Bien rares sont les personnalités de droite à s’opposer à cette lente glissade qui a conduit, par exemple, l’ex-patron de LR Éric Ciotti à s’allier à Marine Le Pen aux dernières élections législatives. « « J’ai été toujours de cette ligne de refuser tout glissement vers cette tentation identitaire, de la surenchère et des extrêmes », assure ainsi Dominique de Villepin, qui s’est longuement fait applaudir lors de la dernière Fête de l’Humanité, après un discours offensif en faveur du droit des Palestiniens à disposer d’un État.

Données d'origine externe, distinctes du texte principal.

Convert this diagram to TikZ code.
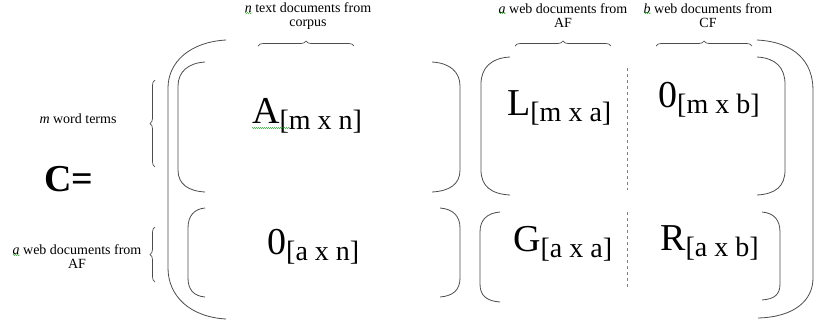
\documentclass[tikz,border=0pt]{standalone}
\usepackage{fontspec}
\setmainfont{Liberation Serif}
\usepackage{tikz}
\usetikzlibrary{decorations.pathreplacing,decorations.pathmorphing}
\newcommand{\blockentry}[2]{{\fontsize{38}{38}\selectfont #1}{\fontsize{28}{28}\selectfont\raisebox{-6pt}{[#2]}}}

\begin{document}
\begin{tikzpicture}[
  x=1pt, y=-1pt,
  headtext/.style={font=\fontsize{14}{14}\selectfont, align=center, inner sep=0pt},
  entry/.style={anchor=base west, inner sep=0pt},
  paren/.style={draw=black!70, line width=0.8pt},
  sepline/.style={draw=black!50, dashed, line width=0.7pt},
  curly/.style={draw=black!70, line width=0.7pt, decorate, decoration={brace, amplitude=5pt}},
  squiggle/.style={draw=green!55!black, line width=0.4pt, decorate,
                   decoration={snake, amplitude=0.5pt, segment length=2pt}}
]
  \useasboundingbox (0,0) rectangle (814,325);

  \node[headtext] (ncols) at (308,16) {\textit{n} text documents from\\corpus};
  \node[headtext] (acols) at (563,16) {\textit{a} web documents from\\AF};
  \node[headtext] (bcols) at (708,16) {\textit{b} web documents from\\CF};
  \node[headtext] (mrows) at (78,119) {\textit{m} word terms};
  \node[headtext] (arows) at (77,257) {\textit{a} web documents from\\AF};
  \node[inner sep=0pt, font=\fontsize{38}{38}\selectfont\bfseries] (cname) at (69,179) {C=};

  \draw[curly] (258,46) -- (354,46);
  \draw[curly] (515,46) -- (611,46);
  \draw[curly] (656,46) -- (752,46);
  \draw[curly] (155,167) -- (155,80);
  \draw[curly] (155,282) -- (155,227);

  \draw[paren] (226,40) .. controls (190,42) and (168,62) .. (168,88) -- (168,268)
    .. controls (168,296) and (190,317) .. (226,319);
  \draw[paren] (757,40) .. controls (795,42) and (813,62) .. (813,90) -- (813,278)
    .. controls (813,300) and (795,317) .. (758,318);

  \draw[paren] (205,62) .. controls (188,63) and (178,72) .. (178,86) -- (178,170)
    .. controls (178,184) and (188,191) .. (205,192);
  \draw[paren] (432,62) .. controls (450,63) and (460,72) .. (460,86) -- (460,170)
    .. controls (460,184) and (450,191) .. (432,192);
  \draw[paren] (205,208) .. controls (194,209) and (188,216) .. (188,228) -- (188,278)
    .. controls (188,290) and (194,296) .. (205,297);
  \draw[paren] (440,208) .. controls (453,209) and (460,216) .. (460,228) -- (460,278)
    .. controls (460,290) and (453,296) .. (440,297);

  \draw[paren] (510,57) .. controls (491,58) and (481,68) .. (481,84) -- (481,170)
    .. controls (481,186) and (491,194) .. (510,195);
  \draw[paren] (757,57) .. controls (776,58) and (785,68) .. (785,84) -- (785,170)
    .. controls (785,186) and (776,194) .. (757,195);
  \draw[paren] (500,212) .. controls (487,213) and (480,220) .. (480,232) -- (480,284)
    .. controls (480,296) and (487,301) .. (500,302);
  \draw[paren] (762,212) .. controls (774,213) and (780,220) .. (780,232) -- (780,284)
    .. controls (780,295) and (774,299) .. (762,300);

  \draw[sepline] (627,68) -- (627,190);
  \draw[sepline] (627,212) -- (627,287);

  \node[entry] (amat) at (252,123) {\blockentry{A}{m x n}};
  \node[entry] (zan) at (267,254) {\blockentry{0}{a x n}};
  \node[entry] (lmat) at (507,115) {\blockentry{L}{m x a}};
  \node[entry] (zmb) at (658,107) {\blockentry{0}{m x b}};
  \node[entry] (gmat) at (513,251) {\blockentry{G}{a x a}};
  \node[entry] (rmat) at (660,250) {\blockentry{R}{a x b}};

  \draw[squiggle] (245,13) -- (252,13);
  \draw[squiggle] (499,13) -- (506,13);
  \draw[squiggle] (644,13) -- (651,13);
  \draw[squiggle] (13,255) -- (20,255);
  \draw[squiggle] (252,128) -- (290,128);
\end{tikzpicture}
\end{document}
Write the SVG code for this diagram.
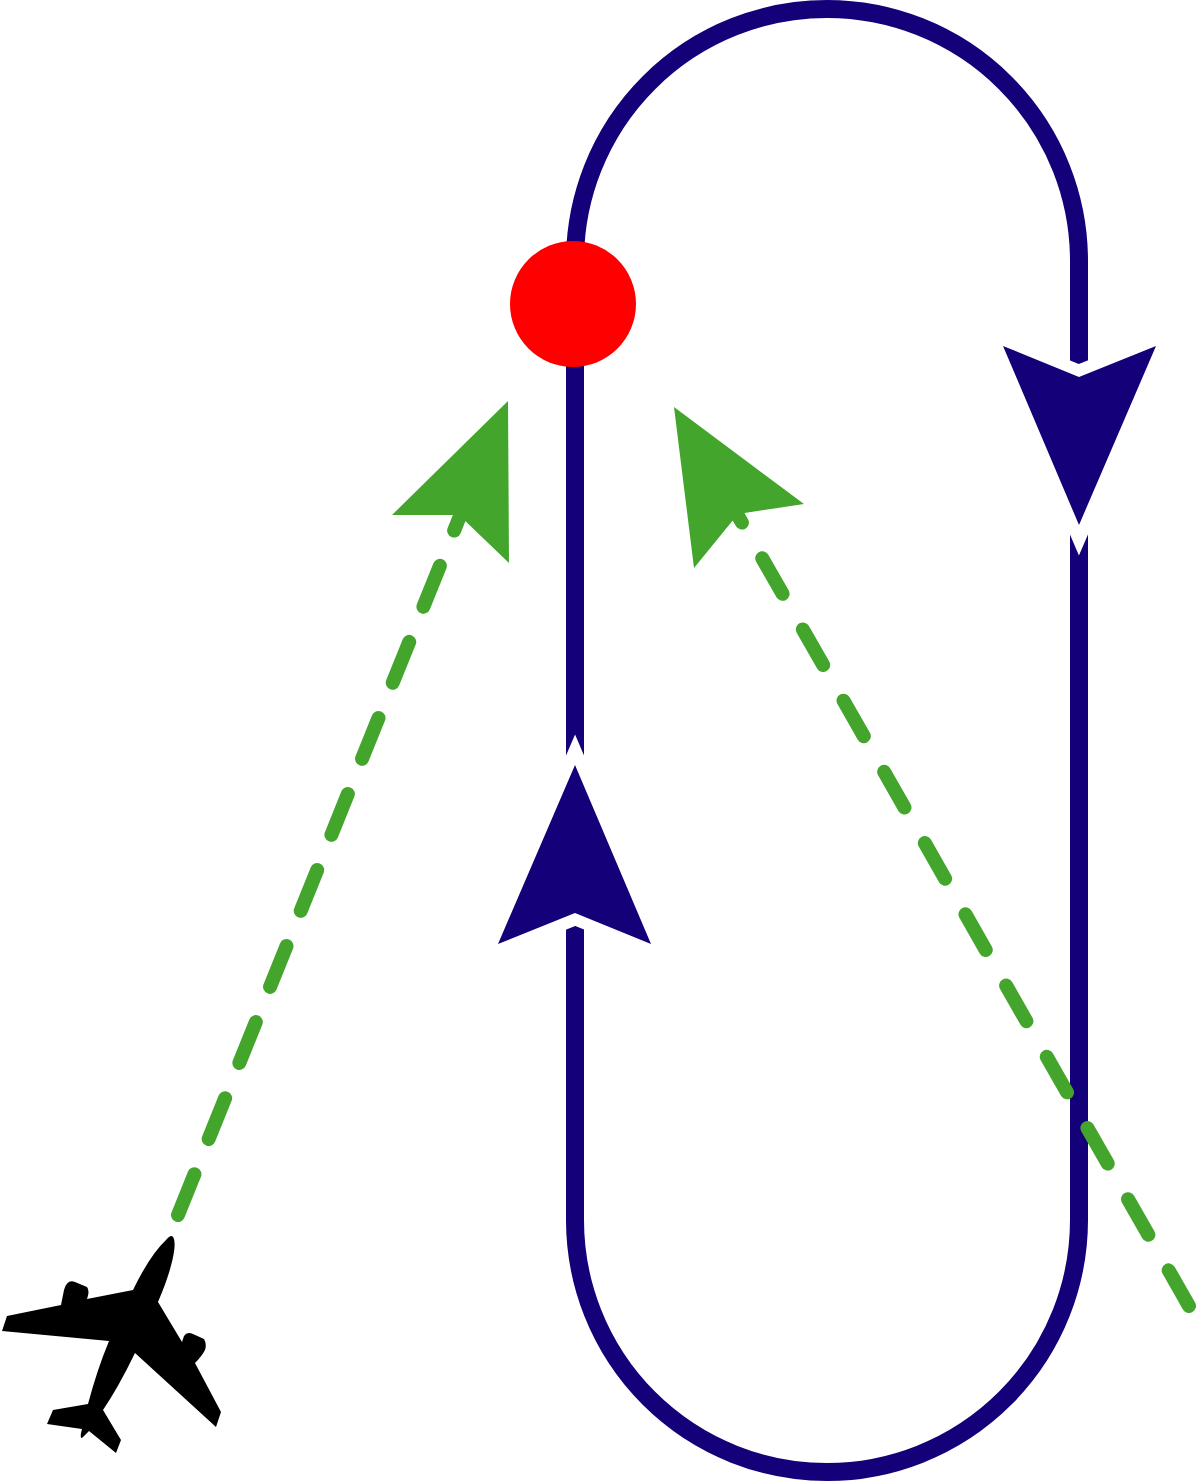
<svg xmlns="http://www.w3.org/2000/svg" width="1200" height="1483" viewBox="0 0 1200 1483">
<style>
.track{fill:none;stroke:#140078;stroke-width:18}
.head{fill:#140078;stroke:#fff;stroke-width:24;paint-order:stroke;stroke-linejoin:miter;stroke-miterlimit:10}
.dash{fill:none;stroke:#43A52B;stroke-width:14;stroke-linecap:round}
.ghead{fill:#43A52B}
</style>
<rect width="1200" height="1483" fill="#fff"/>
<g id="connectors">
<path class="track" d="M575,1220 V261 A252,252 0 0 1 1079,261 V1220 A252,252 0 0 1 575,1220 Z"/>
<polygon class="head" points="575,765 651,944 575,913 498,944"/>
<polygon class="head" points="1079,525 1003,346 1079,377 1156,346"/>
<path class="dash" d="M178,1215 L460,516" stroke-dasharray="44 38"/>
<polygon class="ghead" points="508,401 509,563 459,515 392,515"/>
<path class="dash" d="M1189,1306 L737,514" stroke-dasharray="41 41"/>
<polygon class="ghead" points="674,407 804,504 738,514 694,568"/>
</g>
<g id="fix">
<circle cx="573" cy="304" r="63" fill="#FF0000"/>
</g>
<g id="aircraft">
<path fill="#000" d="M173,1237 C177,1242 174,1265 158,1302 L182,1342 L184,1336 Q187,1331 193,1334 L204,1339 Q207,1344 205,1350 Q202,1356 195,1363 L221,1412 L216,1427 L135,1353 Q118,1388 103,1410 L121,1440 L116,1453 L89,1431 L83,1437 Q80,1440 81,1433 L82,1429 L47,1424 L53,1410 L88,1404 Q97,1370 109,1341 L2,1331 L7,1316 L61,1305 L64,1290 Q67,1279 75,1282 L87,1287 Q90,1291 87,1299 L133,1290 Q150,1255 166,1240 Q171,1234 173,1237 Z"/>
</g>
</svg>
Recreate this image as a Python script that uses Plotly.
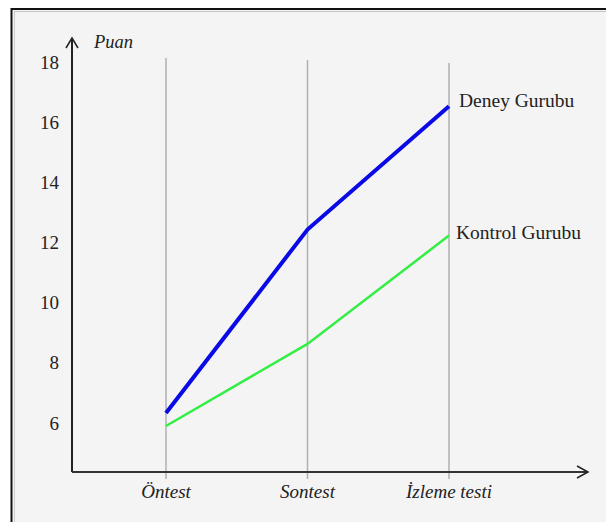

« Retrouver la sérénité avec l’Algérie »
Selon lui, la politique d’immigration menée actuellement en France est « très largement déclaratoire ». « Elle s’est très largement contentée d’incantations sur “On va renvoyer les OQTF” », tacle-t-il, là encore en visant Bruno Retailleau, qui assumait de vouloir mettre en place un rapport de forces avec l’Algérie pour qu’elle reprenne une soixantaine de ses concitoyens qui ont l’obligation de quitter le territoire. Sans y parvenir. Le ministre a même été dessaisi du dossier, au profit de son collègue des Affaires étrangères Jean-Noël Barrot.
Plus globalement, l’ancien secrétaire général de l’Élysée s’aventure pour la première fois sur des terrains nouveaux. Ainsi, la parution de son essai est l’occasion de détailler sa vision de la société sur des thèmes comme la lutte contre le changement climatique ou la défense de la « justice sociale ». Il propose notamment d’inscrire la « neutralité carbone » dans la Constitution, de « désinvestir ce qui est toxique » et de « mettre fin à l’exploitation aveugle des ressources ». Son but : « non pas interdire mais planifier ».
Une démarche qui ressemble fort à une ébauche de campagne présidentielle. Les rumeurs qui entourent une éventuelle candidature en 2027 amusent le principal intéressé, qui ne cesse d’entretenir le flou. « Mon premier devoir, c’est de faire en sorte d’apporter jusqu’au bout la contribution qui est la mienne », écrit-il dans son livre, usant là d’une formule alambiquée dont il raffole. Il assure tout de même vouloir mener « un combat existentiel pour la démocratie et la République », tout en reconnaissant franchir, avec cet essai, « un engagement supplémentaire, à l’évidence ».